7. **Final Answer:** Substitute this back into our result from step 5:
$-\cot \theta + C = -\frac{\sqrt{1-x^2}}{x} + C$.
And there you have it!

Alternative answer

Answer:
$$-\frac{\sqrt{1-x^2}}{x} + C$$

Explain
This is a question about integrating using a special trick called trigonometric substitution, especially when you see things like $\sqrt{1-x^2}$ in the problem. The solving step is:

First, I looked at the problem: $\int \frac{d x}{x^{2} \sqrt{1-x^{2}}}$. I saw that $\sqrt{1-x^2}$ part, which instantly made me think of the identity $\sin^2 \theta + \cos^2 \theta = 1$. It looks a lot like $\sqrt{1-\sin^2 \theta}$ which is $\sqrt{\cos^2 \theta} = \cos \theta$.

So, my first big step was to say: "Let's make $x = \sin \theta$!"
Then, I needed to figure out what $dx$ would be. If $x = \sin \theta$, then $dx = \cos \theta \, d\theta$.
And for the square root part, $\sqrt{1-x^2}$ becomes $\sqrt{1-\sin^2 \theta} = \sqrt{\cos^2 \theta} = \cos \theta$ (assuming $\theta$ is in a range where $\cos \theta$ is positive, like between $-\frac{\pi}{2}$ and $\frac{\pi}{2}$).

Next, I put all these new pieces back into the original integral:
$$ \int \frac{dx}{x^2 \sqrt{1-x^2}} \quad \text{becomes} \quad \int \frac{\cos \theta \, d\theta}{(\sin \theta)^2 (\cos \theta)} $$
Look how neat that is! The $\cos \theta$ on the top and bottom cancel out!
$$ \int \frac{1}{\sin^2 \theta} \, d\theta $$
And I know from my math class that $\frac{1}{\sin \theta}$ is the same as $\csc \theta$. So, this is:
$$ \int \csc^2 \theta \, d\theta $$
Now, this is a standard integral that I remember: the integral of $\csc^2 \theta$ is $-\cot \theta$.
So, we have $-\cot \theta + C$.

But wait!
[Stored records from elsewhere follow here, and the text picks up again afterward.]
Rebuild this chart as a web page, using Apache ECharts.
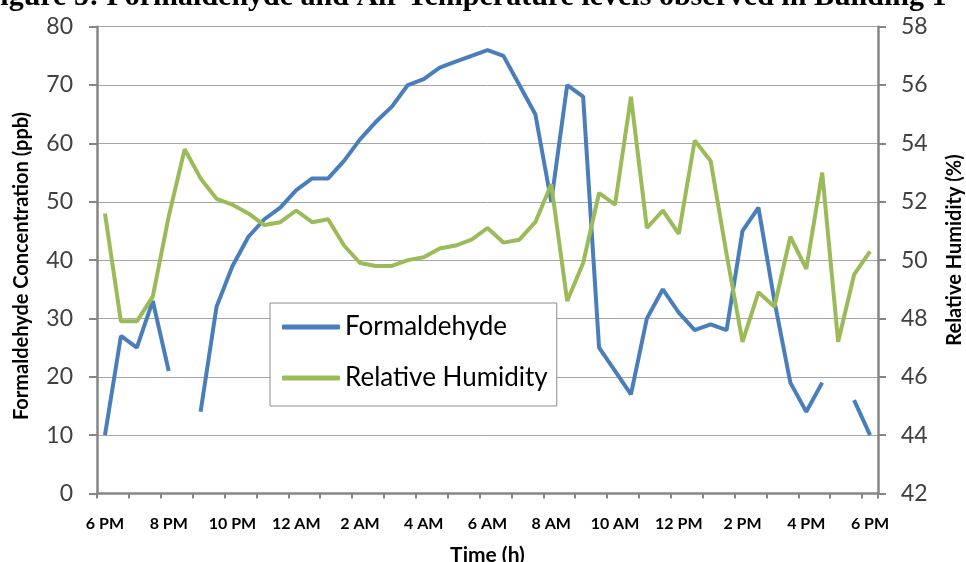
<!DOCTYPE html>
<html>
<head>
<meta charset="utf-8">
<script src="https://cdn.jsdelivr.net/npm/echarts@6/dist/echarts.min.js"></script>
<style>
html,body{margin:0;padding:0;background:#fff;}
#chart{width:966px;height:562px;}
</style>
</head>
<body>
<div id="chart"></div>
<script>
var titleText = "Figure 5: Formaldehyde and Air Temperature levels observed in Building 1";
var times = ["6 PM","6:30 PM","7 PM","7:30 PM","8 PM","8:30 PM","9 PM","9:30 PM","10 PM","10:30 PM","11 PM","11:30 PM",
  "12 AM","12:30 AM","1 AM","1:30 AM","2 AM","2:30 AM","3 AM","3:30 AM","4 AM","4:30 AM","5 AM","5:30 AM",
  "6 AM","6:30 AM","7 AM","7:30 AM","8 AM","8:30 AM","9 AM","9:30 AM","10 AM","10:30 AM","11 AM","11:30 AM",
  "12 PM","12:30 PM","1 PM","1:30 PM","2 PM","2:30 PM","3 PM","3:30 PM","4 PM","4:30 PM","5 PM","5:30 PM","6 PM"];
var formaldehyde = [10,27,25,33,21,null,14,32,39,44,47,49,52,54,54,57,60.7,63.7,66.3,70,71,73,74,75,76,75,70,65,50,70,68,25,21,17,30,35,31,28,29,28,45,49,33,19,14,19,null,16,10];
var humidity = [51.6,47.9,47.9,48.75,51.5,53.8,52.8,52.1,51.9,51.6,51.2,51.3,51.7,51.3,51.4,50.5,49.9,49.8,49.8,50.0,50.1,50.4,50.5,50.7,51.1,50.6,50.7,51.3,52.6,48.6,49.9,52.3,51.9,55.6,51.1,51.7,50.9,54.1,53.4,50.2,47.2,48.9,48.4,50.8,49.7,53.0,47.2,49.5,50.3];
var seriesNames = ["Formaldehyde","Relative Humidity"];
var leftAxisName = "Formaldehyde Concentration (ppb)";
var rightAxisName = "Relative Humidity (%)";
var xAxisName = "Time (h)";

var FONT = "Lato";
var axisGray = "#868686";
var chart = echarts.init(document.getElementById('chart'), null, {renderer:'canvas'});
chart.setOption({
  animation:false,
  backgroundColor:'#ffffff',
  graphic:[
    {type:'text', x:-18, y:12, style:{text:titleText, font:'bold 30px "Liberation Serif"', fill:'#000', textAlign:'left', textVerticalAlign:'bottom'}},
    {type:'text', x:22, y:266, rotation:Math.PI/2, style:{text:leftAxisName, font:'bold 20px '+FONT, fill:'#000', textAlign:'center', textVerticalAlign:'middle'}},
    {type:'text', x:955, y:250, rotation:Math.PI/2, style:{text:rightAxisName, font:'bold 20px '+FONT, fill:'#000', textAlign:'center', textVerticalAlign:'middle'}}
  ],
  grid:{left:97, right:88, top:26.7, bottom:68.5, containLabel:false, outerBoundsMode:'none'},
  legend:{
    orient:'vertical', left:270, top:303,
    data:seriesNames,
    icon:'roundRect', itemWidth:58, itemHeight:5, itemGap:25,
    padding:[11,9,15,12],
    borderColor:'#8c8c8c', borderWidth:1, backgroundColor:'#fff',
    textStyle:{fontFamily:FONT, fontSize:26, color:'#000', padding:[0,0,0,0]}
  },
  xAxis:{
    type:'category', data:times, boundaryGap:true,
    name:xAxisName, nameLocation:'middle', nameGap:51,
    nameTextStyle:{fontFamily:FONT, fontWeight:'bold', fontSize:21, color:'#000', verticalAlign:'top'},
    axisLine:{show:true, lineStyle:{color:axisGray, width:2.5}},
    axisTick:{show:true, interval:1, length:5, lineStyle:{color:axisGray, width:2}},
    axisLabel:{interval:3, fontFamily:FONT, fontWeight:'bold', fontSize:16, color:'#000', margin:22},
    splitLine:{show:false}
  },
  yAxis:[
    {type:'value', min:0, max:80, interval:10, position:'left',
     axisLine:{show:true, lineStyle:{color:axisGray, width:2.5}},
     axisTick:{show:true, length:8, lineStyle:{color:axisGray, width:2}},
     axisLabel:{fontFamily:FONT, fontSize:23, color:'#404040', margin:24},
     splitLine:{show:true, lineStyle:{color:'#a6a6a6', width:1}}
    },
    {type:'value', min:42, max:58, interval:2, position:'right',
     axisLine:{show:true, lineStyle:{color:axisGray, width:2.5}},
     axisTick:{show:true, length:8, lineStyle:{color:axisGray, width:2}},
     axisLabel:{fontFamily:FONT, fontSize:23, color:'#404040', margin:23},
     splitLine:{show:false}
    }
  ],
  series:[
    {name:seriesNames[0], type:'line', data:formaldehyde, yAxisIndex:0, symbol:'none', connectNulls:false,
     lineStyle:{color:'#4a7ebb', width:4}, itemStyle:{color:'#4a7ebb'}, z:2},
    {name:seriesNames[1], type:'line', data:humidity, yAxisIndex:1, symbol:'none',
     lineStyle:{color:'#9bbb59', width:4}, itemStyle:{color:'#9bbb59'}, z:3}
  ]
});
</script>
</body>
</html>
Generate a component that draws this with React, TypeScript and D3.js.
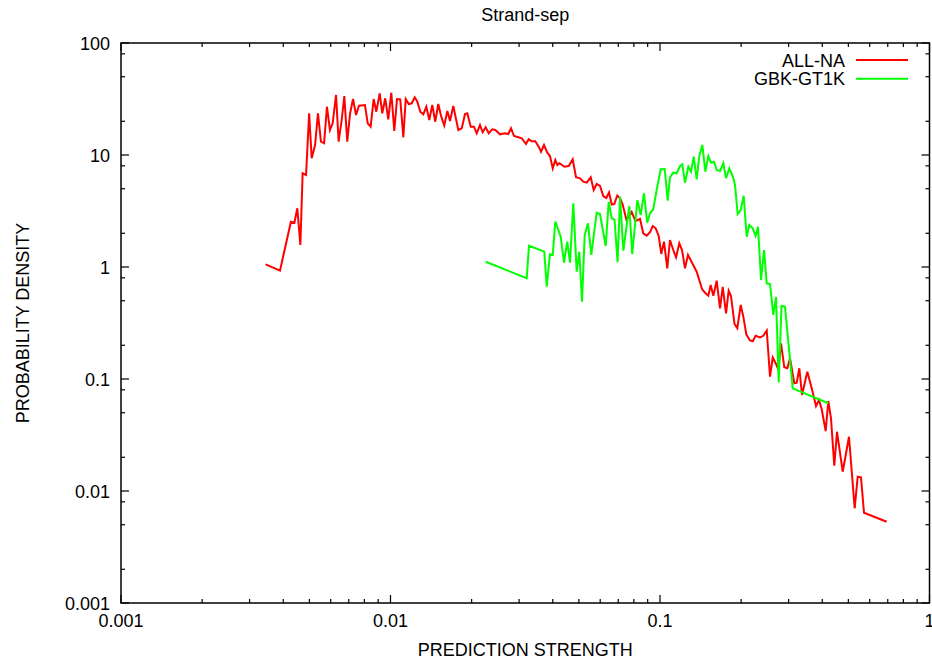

The original problem was in terms of $x$, so my answer needs to be in terms of $x$ too. I need to change $-\cot \theta$ back into something with $x$.
I started with $x = \sin \theta$. Remember, $\sin \theta$ is opposite over hypotenuse in a right triangle. So if $x = \frac{x}{1}$, then the opposite side is $x$ and the hypotenuse is $1$.
I can use the Pythagorean theorem to find the adjacent side: $(\text{adjacent})^2 + (\text{opposite})^2 = (\text{hypotenuse})^2$.
So, $(\text{adjacent})^2 + x^2 = 1^2$, which means $(\text{adjacent})^2 = 1 - x^2$.
So, the adjacent side is $\sqrt{1-x^2}$.

Now, I can find $\cot \theta$. $\cot \theta$ is adjacent over opposite.
$\cot \theta = \frac{\sqrt{1-x^2}}{x}$.

Putting it all together, my answer $-\cot \theta + C$ becomes:
$$ -\frac{\sqrt{1-x^2}}{x} + C $$
And that's the final answer! Easy peasy!